Despite the stock market setting record highs seemingly on a daily basis, plenty of quality companies are hitting fresh 52-week lows.
Buying quality cyclical companies that are in the low end of their industry cycles is literally the best time ever to buy SWAN ("sleeping well at night") stocks, including fast-growing dividend aristocrats, the Dividend Kings recently explained.
Here are the Dividend Kings’ all quality dividend payers at unjustified 52-week lows.
5 dividend stocks trading at 52-week lows worth considering
- Expedia (EXPE)
- Energy Transfer LP (ET)
- C.H Robinson (CHRW)
- Ventas (VTR)
- CBS (CBS)
Each is between 4% to 62% undervalued, and likely to deliver not just safe dividends but double-digit, market-beating long-term total returns as well.

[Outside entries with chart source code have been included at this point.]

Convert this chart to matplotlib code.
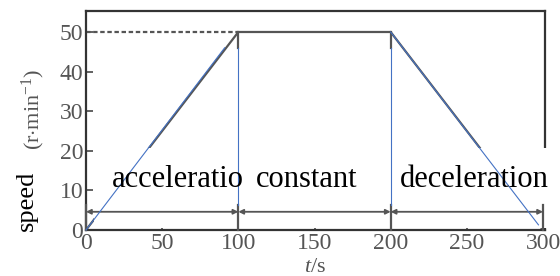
import matplotlib
matplotlib.use('Agg')
import matplotlib.pyplot as plt
from matplotlib.patches import Rectangle

plt.rcParams['font.family'] = ['Liberation Serif', 'DejaVu Serif']
plt.rcParams['mathtext.fontset'] = 'custom'
plt.rcParams['mathtext.rm'] = 'Liberation Serif'
plt.rcParams['mathtext.it'] = 'Liberation Serif:italic'

# speed profile (gray trapezoid)
t_profile = [0, 100, 200, 300]
v_profile = [0, 50, 50, 0]

# blue overlay lines
acc_t = [0, 91]
acc_v = [0, 46]
dec_t = [200, 297]
dec_v = [50, 1.3]
mark_t = [100, 200]
mark_v = [6.3, 46]

# phases
phase_edges = [0, 100, 200, 300]
arrow_level = 4.6
phase_names = ['acceleratio', 'constant', 'deceleration']
name_x = [17, 111.5, 206]
name_y = 10.9

xticks = [0, 50, 100, 150, 200, 250, 300]
yticks = [0, 10, 20, 30, 40, 50]

gray = '#555555'
blue = '#4472C4'

fig = plt.figure(figsize=(5.6, 2.76), dpi=100)
ax = fig.add_axes([86/560, 46/276, 459/560, 219/276])
ax.set_xlim(0, 301.3)
ax.set_ylim(0, 55.3)

ax.plot(t_profile, v_profile, color=gray, lw=1.6, zorder=2)
ax.plot([0, 100], [50, 50], color=gray, lw=1.6, ls=(0, (2, 1.2)), zorder=2)
for t in mark_t:
    ax.plot([t, t], [mark_v[1], 50], color=gray, lw=1.6, zorder=2)

# white band behind the phase names (hides the lower part of the gray lines)
band = Rectangle((5, 0.4), 320, 20.3, facecolor='white', edgecolor='none',
                 zorder=3, clip_on=False)
ax.add_patch(band)

# short stubs below the arrows
for t in phase_edges:
    ax.plot([t, t], [0, mark_v[0]], color=gray, lw=1.6, zorder=3.5,
            clip_on=False)

ax.plot(acc_t, acc_v, color=blue, lw=0.8, zorder=4, clip_on=False)
ax.plot(dec_t, dec_v, color=blue, lw=0.8, zorder=4, clip_on=False)
for t in mark_t:
    ax.plot([t, t], mark_v, color=blue, lw=0.8, zorder=4)

for a, b in zip(phase_edges[:-1], phase_edges[1:]):
    ax.annotate('', xy=(b, arrow_level), xytext=(a, arrow_level),
                arrowprops=dict(arrowstyle='<|-|>', color=gray, lw=1.3,
                                mutation_scale=7, shrinkA=0, shrinkB=0),
                zorder=3.5)

for name, x in zip(phase_names, name_x):
    ax.text(x, name_y, name, fontsize=22, color='black', va='baseline',
            ha='left', zorder=5, clip_on=False)

ax.set_xticks(xticks)
ax.set_yticks(yticks)
ax.tick_params(direction='in', length=5, width=1.3, colors=gray,
               labelsize=17, pad=2)
for s in ax.spines.values():
    s.set_linewidth(1.6)
    s.set_color('#333333')

ax.set_xlabel('$\\it{t}$/s', fontsize=16, color=gray, labelpad=3)

fig.text(27/560, 1 - 201/276, 'speed', rotation=90, fontsize=19,
         ha='center', va='center')
fig.text(33/560, 1 - 109/276, '(r$\\cdot$min$^{-1}$)', rotation=90,
         fontsize=16, color=gray, ha='center', va='center')

fig.savefig('out.png', dpi=100)
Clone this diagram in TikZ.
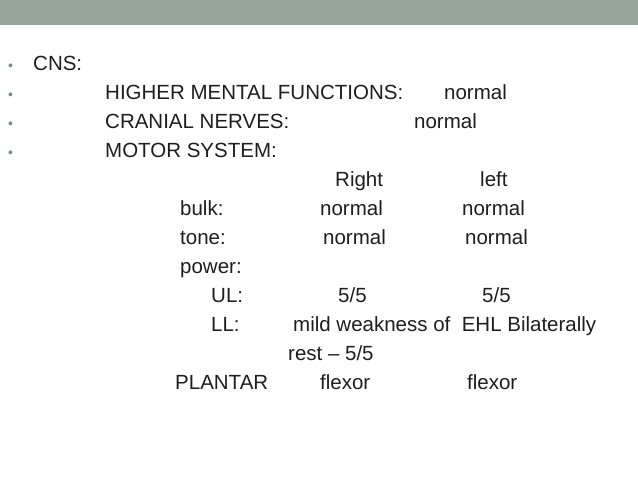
\documentclass[tikz,border=0pt]{standalone}
\usepackage{fontspec}
\setmainfont{Liberation Sans}
\definecolor{bar}{RGB}{150,166,152}
\definecolor{txt}{RGB}{30,30,30}
\definecolor{bul}{RGB}{120,140,125}
\begin{document}
\begin{tikzpicture}[x=1pt,y=-1pt,
  t/.style={anchor=base west,inner sep=0pt,text=txt,font=\fontsize{20.5}{24}\selectfont},
  b/.style={anchor=base west,inner sep=0pt,text=bul,font=\fontsize{14}{16}\selectfont}]
\useasboundingbox[fill=white] (0,0) rectangle (638,478);
\fill[bar] (0,0) rectangle (638,25);
\foreach \y [count=\i] in {71,100,129,158} \node[b] (bu\i) at (8,\y) {•};
\node[t] (cns) at (33,71) {CNS:};
\node[t] (hmf) at (105,100) {HIGHER MENTAL FUNCTIONS:};
\node[t] (hmfv) at (444,100) {normal};
\node[t] (cn) at (105,129) {CRANIAL NERVES:};
\node[t] (cnv) at (414,129) {normal};
\node[t] (ms) at (105,158) {MOTOR SYSTEM:};
\node[t] (r) at (335,187) {Right};
\node[t] (l) at (480,187) {left};
\node[t] (bk) at (180,216) {bulk:};
\node[t] (bkr) at (320,216) {normal};
\node[t] (bkl) at (462,216) {normal};
\node[t] (tn) at (180,245) {tone:};
\node[t] (tnr) at (323,245) {normal};
\node[t] (tnl) at (465,245) {normal};
\node[t] (pw) at (180,274) {power:};
\node[t] (ul) at (211,303) {UL:};
\node[t] (ulr) at (338,303) {5/5};
\node[t] (ull) at (482,303) {5/5};
\node[t] (ll) at (211,332) {LL:};
\node[t] (llv) at (293,332) {mild weakness of\ \ EHL Bilaterally};
\node[t] (rest) at (288,361) {rest – 5/5};
\node[t] (pl) at (175,390) {PLANTAR};
\node[t] (plr) at (320,390) {flexor};
\node[t] (pll) at (467,390) {flexor};
\end{tikzpicture}
\end{document}
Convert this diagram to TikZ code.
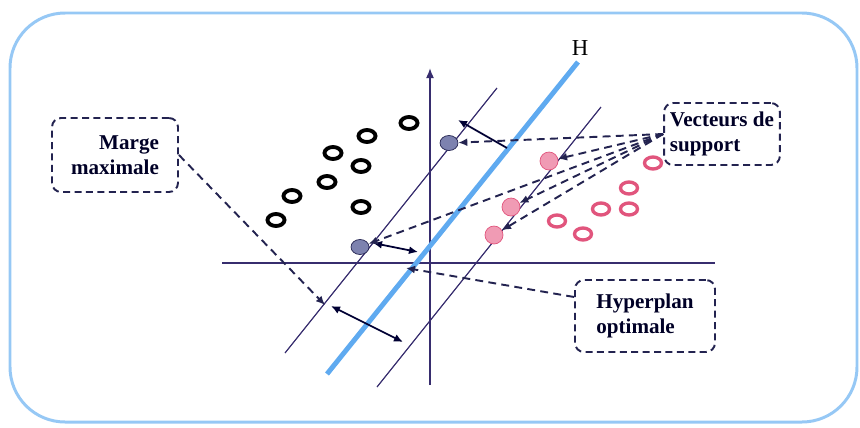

Each offers not just safe and growing income, but from current valuations is likely to deliver double-digit total returns that should put the market's 3% to 7% CAGR (Compound annual growth rate) total returns to shame over the next seven to 15 years.
Goldman Sachs recently advised savvy investors that shares paying big dividends haven’t been this cheap in at least 40 years.
The valuation gap between high- and low-dividend-yield stocks is close to the widest it has been since around 1980, CNBC.com quoted the bank as saying.
"The market is pricing in 'an overly pessimistic' level of dividend payouts with the swap-market prices implying a 2.7% growth in S&P 500 dividend per share through 2023, well below Goldman’s estimate for 5% annual growth over the next five years," CNBC explained.
“Dividend growth pessimism is evident in the valuation of high dividend yield stocks,” Goldman chief U.S. equity strategist David Kostin said in a note cited by CNBC. “Other metrics, such as EV/Sales and Price/Book, also show high dividend yield stocks trade at an unusually large valuation discount relative to stocks with low dividend yields.”